The Waltham Tavern was decidedly not yuppie, with its low ceilings and crooked pool table. The bartender, Rose, had a habit of hazing new customers. ("It was sort of like the 'Fight Club' initiation," Rehm recalled. "It was intimidating at first.") The drinks were cheap, and the drunken patrons who poured out of the bar at early hours were loud.

The Licensing Board shut down the tavern in January 2006, citing reports by Boston police and federal agents that OxyContin pills were regularly sold there. The two people listed as the tavern's owners were deceased; one of them, Josephine Baiona, was the wife of reputed mobster Philip "Sonny" Baiona, a convicted bookmaker who, a week after the tavern was shut down, pleaded guilty to selling cocaine and OxyCodone in 2002.
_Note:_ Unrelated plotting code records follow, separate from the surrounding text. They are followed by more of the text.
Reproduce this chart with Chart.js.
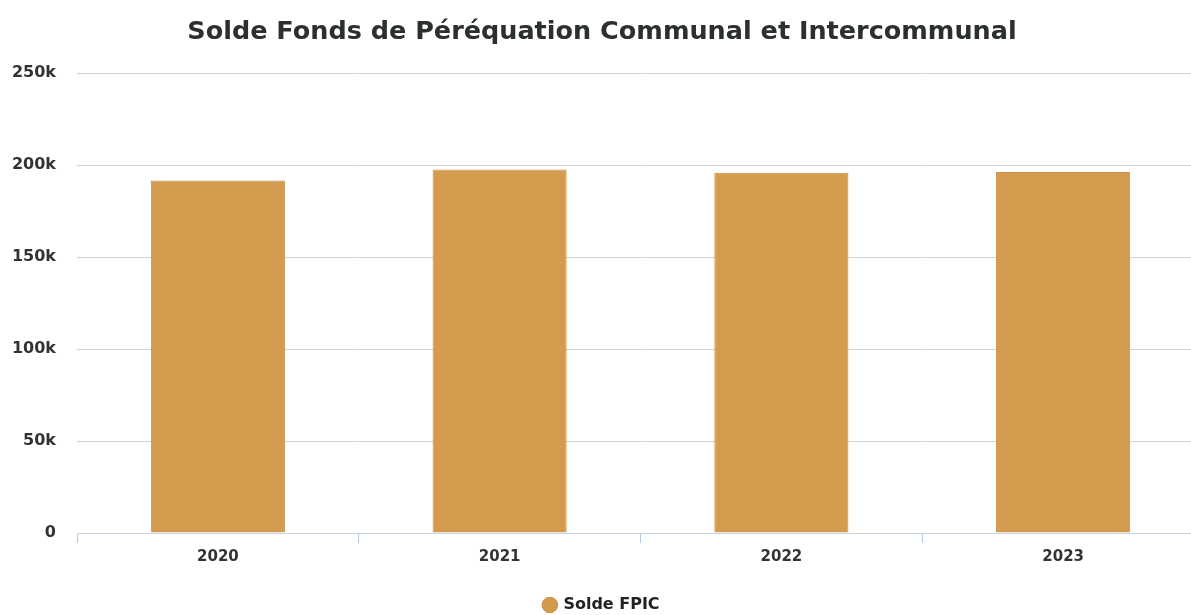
<!DOCTYPE html>
<html>
<head>
<meta charset="utf-8">
<script src="https://cdn.jsdelivr.net/npm/chart.js@4"></script>
<style>
	html, body { margin: 0; padding: 0; background: #fff; overflow: hidden; }
	#wrap { width: 1204px; height: 623px; position: relative; }
</style>
</head>
<body>
<div id="wrap"><canvas id="myChart"></canvas></div>
<script>
const years = ['2020', '2021', '2022', '2023'];
const soldeFpic = [191600, 197600, 195800, 196300];
const seriesName = 'Solde FPIC';
const chartTitle = 'Solde Fonds de Péréquation Communal et Intercommunal';

document.addEventListener('DOMContentLoaded', function () {
	const ctx = document.getElementById('myChart').getContext('2d');

	new Chart(ctx, {
		type: 'bar',
		data: {
			labels: years,
			datasets: [
				{
					label: seriesName,
					data: soldeFpic,
					backgroundColor: '#d49a4e',
					borderColor: '#c98e45',
					borderWidth: 1,
					categoryPercentage: 1,
					barPercentage: 0.476,
				},
			],
		},
		options: {
			responsive: true,
			maintainAspectRatio: false,
			animation: false,
			layout: {
				padding: { left: 0, right: 0, top: 17, bottom: 0 }
			},
			plugins: {
				title: {
					display: true,
					text: chartTitle,
					color: '#2b2f2e',
					font: { family: 'DejaVu Sans', size: 25.5, weight: 'bold' },
					padding: { top: 0, bottom: 25.5 }
				},
				legend: {
					position: 'bottom',
					labels: {
						usePointStyle: true,
						pointStyle: 'circle',
						boxWidth: 11,
						boxHeight: 11,
						color: '#222',
						font: { family: 'DejaVu Sans', size: 16, weight: 'bold' },
						padding: 0
					}
				},
				tooltip: { enabled: false }
			},
			scales: {
				x: {
					border: { display: true, color: '#c5d2e8', width: 1 },
					grid: {
						display: true,
						drawOnChartArea: false,
						drawTicks: true,
						tickLength: 10,
						color: '#b9c9e2',
						offset: true
					},
					afterFit: function (scale) { scale.height = 64; },
					ticks: {
						color: '#333',
						font: { family: 'DejaVu Sans', size: 15, weight: 'bold' },
						padding: 5
					}
				},
				y: {
					min: 0,
					max: 250000,
					border: { display: false },
					grid: { color: '#d2d2d2', drawTicks: false },
					afterFit: function (scale) { scale.width = 77; },
					ticks: {
						stepSize: 50000,
						color: '#333',
						font: { family: 'DejaVu Sans', size: 16, weight: 'bold' },
						padding: 21,
						callback: function (v) { return v === 0 ? '0' : (v / 1000) + 'k'; }
					}
				}
			}
		}
	});
});
</script>
</body>
</html>
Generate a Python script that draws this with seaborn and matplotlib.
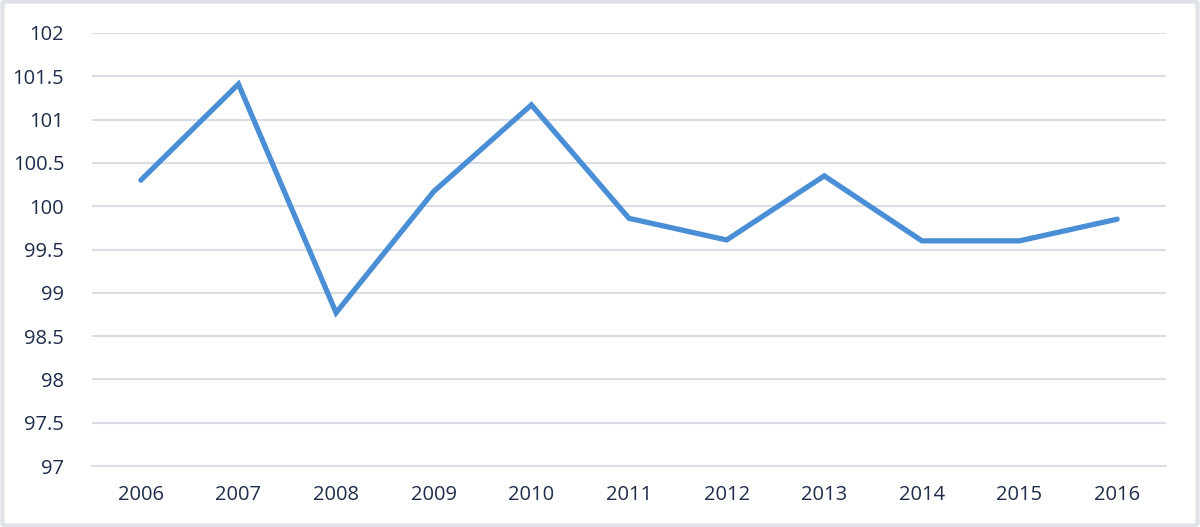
import matplotlib
matplotlib.use("Agg")
import matplotlib.pyplot as plt
from matplotlib.patches import FancyBboxPatch
import seaborn as sns
import pandas as pd
import numpy as np

years = ["2006", "2007", "2008", "2009", "2010", "2011", "2012", "2013", "2014", "2015", "2016"]
values = [100.30, 101.41, 98.77, 100.17, 101.17, 99.86, 99.61, 100.35, 99.60, 99.60, 99.85]
y_ticks = [97, 97.5, 98, 98.5, 99, 99.5, 100, 100.5, 101, 101.5, 102]
y_labels = ["97", "97.5", "98", "98.5", "99", "99.5", "100", "100.5", "101", "101.5", "102"]

sns.set_theme(style="white")
plt.rcParams['font.family'] = ['Open Sans', 'DejaVu Sans']

text_color = "#1f2d4a"
grid_color = "#d9dee6"
line_color = "#4a8fd6"

df = pd.DataFrame({"x": np.arange(len(years)), "value": values})

fig = plt.figure(figsize=(12, 5.27), dpi=100)
ax = fig.add_axes([92/1200, 1 - 466/527, (1166-92)/1200, (466-33)/527])

for t in y_ticks[1:]:
    ax.axhline(t, color=grid_color, lw=1.5, zorder=0)

sns.lineplot(data=df, x="x", y="value", ax=ax, color=line_color, lw=3.8,
             solid_joinstyle="miter", solid_capstyle="round", zorder=3)

ax.set_xlim(-0.5, len(years) - 0.5)
ax.set_ylim(97, 102)
ax.set_yticks(y_ticks)
ax.set_yticklabels(y_labels)
ax.set_xticks(np.arange(len(years)))
ax.set_xticklabels(years)
ax.set_xticks(np.arange(len(years) + 1) - 0.5, minor=True)
ax.tick_params(axis="x", which="major", length=0, pad=14, labelsize=14.5, labelcolor=text_color)
ax.tick_params(axis="x", which="minor", length=7, width=1.5, color=grid_color, direction="out")
ax.tick_params(axis="y", length=0, pad=20, labelsize=14.5, labelcolor=text_color)
ax.set_xlabel("")
ax.set_ylabel("")
for s in ["top", "right", "left"]:
    ax.spines[s].set_visible(False)
ax.spines["bottom"].set_color(grid_color)
ax.spines["bottom"].set_linewidth(1.5)

border = FancyBboxPatch((0.002, 0.003), 0.996, 0.994, boxstyle="round,pad=0,rounding_size=0.004",
                        transform=fig.transFigure, fill=False, edgecolor="#dfe3e8", lw=3, zorder=0)
fig.patches.append(border)

fig.savefig("out.png", dpi=100)
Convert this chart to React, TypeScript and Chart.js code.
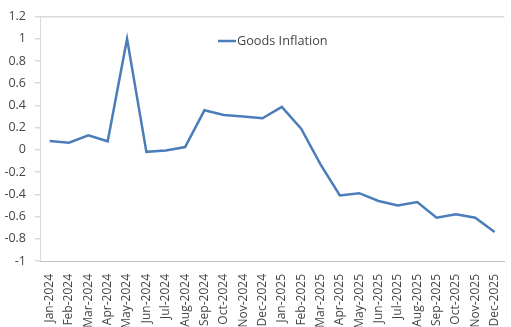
import React, { useEffect, useRef } from "react";
import { Chart, registerables } from "chart.js";

Chart.register(...registerables);

const categories = [
  "Jan-2024", "Feb-2024", "Mar-2024", "Apr-2024", "May-2024", "Jun-2024",
  "Jul-2024", "Aug-2024", "Sep-2024", "Oct-2024", "Nov-2024", "Dec-2024",
  "Jan-2025", "Feb-2025", "Mar-2025", "Apr-2025", "May-2025", "Jun-2025",
  "Jul-2025", "Aug-2025", "Sep-2025", "Oct-2025", "Nov-2025", "Dec-2025",
];
const goodsInflation = [
  0.08, 0.065, 0.13, 0.077, 1.0, -0.018,
  -0.005, 0.025, 0.356, 0.314, 0.30, 0.284,
  0.386, 0.19, -0.13, -0.41, -0.39, -0.46,
  -0.50, -0.47, -0.61, -0.58, -0.61, -0.74,
];
const seriesLabel = "Goods Inflation";
const yMin = -1;
const yMax = 1.2;
const yStep = 0.2;

const FONT = "'Open Sans', 'Noto Sans', sans-serif";
const TEXT = "#454545";
const LINE = "#4a7dba";

const legendPlugin = {
  id: "customLegend",
  afterDraw(chart: any) {
    const ctx = chart.ctx;
    const ds = chart.data.datasets[0];
    const y = 41;
    ctx.save();
    ctx.strokeStyle = ds.borderColor;
    ctx.lineWidth = 2.5;
    ctx.beginPath();
    ctx.moveTo(218, y);
    ctx.lineTo(236, y);
    ctx.stroke();
    ctx.fillStyle = TEXT;
    ctx.font = `12.7px ${FONT}`;
    ctx.textBaseline = "middle";
    ctx.textAlign = "left";
    ctx.fillText(ds.label, 237, y);
    ctx.restore();
  },
};

export default function App() {
  const ref = useRef<HTMLCanvasElement>(null);
  useEffect(() => {
    document.body.style.overflow = "hidden";
    const chart = new Chart(ref.current!, {
      type: "line",
      data: {
        labels: categories,
        datasets: [
          {
            label: seriesLabel,
            data: goodsInflation,
            borderColor: LINE,
            backgroundColor: LINE,
            borderWidth: 2.5,
            pointRadius: 0,
            tension: 0,
          },
        ],
      },
      options: {
        animation: false,
        responsive: false,
        maintainAspectRatio: false,
        layout: { padding: { top: 15, right: 0, left: 0, bottom: 0 } },
        plugins: { legend: { display: false }, tooltip: { enabled: false } },
        scales: {
          x: {
            type: "category",
            offset: true,
            grid: { display: false },
            border: { display: true, color: "#bfbfbf", width: 1 },
            ticks: {
              autoSkip: false,
              maxRotation: 90,
              minRotation: 90,
              padding: 5,
              color: TEXT,
              font: { family: FONT, size: 12 },
            },
            afterFit(scale: any) {
              scale.height = 66;
            },
          },
          y: {
            min: yMin,
            max: yMax,
            ticks: {
              stepSize: yStep,
              padding: 9,
              color: TEXT,
              font: { family: FONT, size: 12.5 },
              callback: (v: any) => String(Number(Number(v).toFixed(1))),
            },
            grid: {
              drawTicks: true,
              tickLength: 5,
              tickColor: "#d9d9d9",
              color: (c: any) =>
                c.tick && Math.abs(c.tick.value - yMax) < 1e-6 ? "#d9d9d9" : "rgba(0,0,0,0)",
              lineWidth: 1.5,
            },
            border: { display: true, color: "#d9d9d9", width: 1 },
            afterFit(scale: any) {
              scale.width = 40;
            },
          },
        },
      },
      plugins: [legendPlugin],
    });
    return () => chart.destroy();
  }, []);
  return (
    <div style={{ position: "fixed", left: 0, top: 0, width: 514, height: 327 }}>
      <canvas ref={ref} width={514} height={327} style={{ display: "block" }} />
    </div>
  );
}
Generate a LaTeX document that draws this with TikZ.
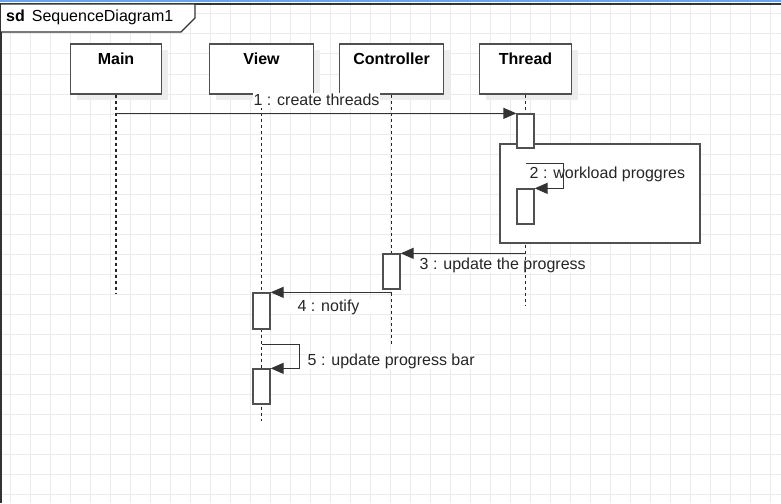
\documentclass[tikz,border=0pt]{standalone}
\usepackage{fontspec}
\setmainfont{Liberation Sans}
\usetikzlibrary{arrows.meta,calc}

\definecolor{gridgray}{HTML}{EBEBEB}
\definecolor{edgegray}{HTML}{505050}
\definecolor{topblue}{HTML}{6FA3E8}

\begin{document}
\begin{tikzpicture}[x=1pt,y=-1pt,font=\fontsize{16}{18}\selectfont]
\tikzset{gridline/.style={gridgray, line width=1pt}}
\tikzset{lifehead/.style={draw=edgegray, fill=white, line width=1.3pt, minimum height=50pt, inner sep=0pt}}
\tikzset{headshadow/.style={fill=black!7, draw=none, minimum height=50pt, inner sep=0pt}}
\tikzset{headtext/.style={font=\fontsize{16}{18}\selectfont\bfseries, inner sep=0pt}}
\tikzset{lifeline/.style={black!85, line width=1.1pt, dash pattern=on 3pt off 3pt}}
\tikzset{actbox/.style={draw=edgegray, fill=white, line width=1.3pt, minimum width=17pt, inner sep=0pt}}
\tikzset{msg/.style={black!80, line width=1.3pt, -{Triangle[length=13pt,width=11pt]}}}
\tikzset{msglabel/.style={fill=white, inner sep=0.5pt, text height=11.5pt, text depth=2.5pt, text=black!85}}
\useasboundingbox (0,0) rectangle (781,503);
\fill[white] (0,0) rectangle (781,503);
\foreach \x in {10,30,...,770} \draw[gridline] (\x,0) -- (\x,503);
\foreach \y in {14,34,...,494} \draw[gridline] (0,\y) -- (781,\y);
\draw[topblue, line width=1.5pt] (0,1.2) -- (781,1.2);
\draw[black!80, line width=1.3pt] (1,503) -- (1,4) -- (781,4);
\draw[black!80, line width=1.3pt, fill=white] (1,4) -- (195,4) -- (195,18) -- (181,32) -- (1,32);
\node[anchor=west, inner sep=0pt] (sdtag) at (6,17.5) {\textbf{sd}\hspace{7pt}SequenceDiagram1};

\node[headshadow, minimum width=91pt] (mainsh) at (122,75) {};
\node[headshadow, minimum width=104pt] (viewsh) at (267.5,75) {};
\node[headshadow, minimum width=104pt] (ctrlsh) at (397.5,75) {};
\node[headshadow, minimum width=92pt] (thrsh) at (531.5,75) {};
\node[lifehead, minimum width=91pt] (main) at (116,69) {};
\node[lifehead, minimum width=104pt] (view) at (261.5,69) {};
\node[lifehead, minimum width=104pt] (ctrl) at (391.5,69) {};
\node[lifehead, minimum width=92pt] (thr) at (525.5,69) {};
\node[headtext] (mainname) at ([yshift=-15pt]main.north) {Main};
\node[headtext] (viewname) at ([yshift=-15pt]view.north) {View};
\node[headtext] (ctrlname) at ([yshift=-15pt]ctrl.north) {Controller};
\node[headtext] (thrname) at ([yshift=-15pt]thr.north) {Thread};

\node[msglabel, anchor=west] (lbl3) at (419,265) {3 : update the progress};

\coordinate (mainend) at (116,293);
\coordinate (viewend) at (261.5,421);
\coordinate (ctrlend) at (391.5,346);
\coordinate (thrend) at (525.5,306);
\draw[lifeline] (main) -- (mainend);
\draw[lifeline] (view) -- (viewend);
\draw[lifeline] (ctrl) -- (ctrlend);
\draw[lifeline] (thr) -- (thrend);

\draw[edgegray, line width=1.3pt, fill=white] (500,144) rectangle (700,243);

\node[actbox, minimum height=34pt] (thr1) at (525.5,131) {};
\node[actbox, minimum height=35pt] (thr2) at (525.5,206.5) {};
\node[actbox, minimum height=35pt] (ctl1) at (391.5,271.5) {};
\node[actbox, minimum height=36pt] (view1) at (261.5,311) {};
\node[actbox, minimum height=35pt] (view2) at (261.5,386.5) {};

\node[msglabel] (lbl1) at (316.5,100.5) {1 : create threads};
\node[msglabel, anchor=west] (lbl2) at (529,174) {2 : workload proggres};
\node[msglabel, minimum width=97pt] (lbl4) at (328.5,306.5) {4 : notify};
\node[msglabel, anchor=west] (lbl5) at (307,361) {5 : update progress bar};

\draw[msg] (main.south |- thr1.north west) -- (thr1.north west);
\draw[msg] ([yshift=-15pt]thr1.south) -- ++(38,0) |- (thr2.north east);
\draw[msg] (thr2.south |- ctl1.north east) -- (ctl1.north east);
\draw[msg] (ctl1.south |- view1.north east) -- (view1.north east);
\draw[msg] ([yshift=-15pt]view1.south) -- ++(38,0) |- (view2.north east);
\end{tikzpicture}
\end{document}
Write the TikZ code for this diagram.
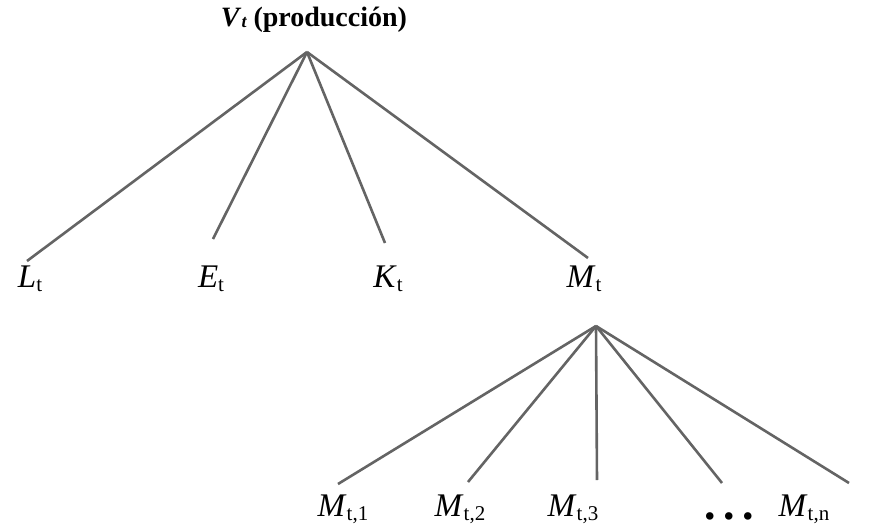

The tavern was certainly seedy, said Jack Tumminello, who has lived in the South End for six years with his wife, Kathleen. But the couple, who have never patronized the bar, worried that building more upscale condos will deprive the South End of the neighborhood feeling that once permeated its streets.

"We live here because of the diversity," said Kathleen Tumminello. "I don't like to see it go so upscale, like Boylston Street. There's no neighborhood feeling to that."

Luxury condos "means more yuppies in the neighborhood," according to a blog, "The South End Is Over," which aims "to discuss the 'new' and hardly improved South End."

"People, I ask you this: How much more maple, granite and stainless steel can the South End stand before it starts to creak, buckle, and finally implode upon itself?" the blogger wrote.

"Enough with the condos," agreed Kate Koengeter, an accounting manager and a South End resident of four years, who strolled along Shawmut Avenue yesterday at lunchtime. Koengeter said that the Waltham Tavern was "not some place I frequented." Still, she said, "it would have been nice to have another tavern."

Geno Ranaldi, the real estate developer who purchased the building last month, acknowledged that "we're certainly going to give some of the character up."

The new condos, he said, "will be high-end, as high-end as you can get in the South End." Ranaldi hopes to sell them for up to $1.4 million each.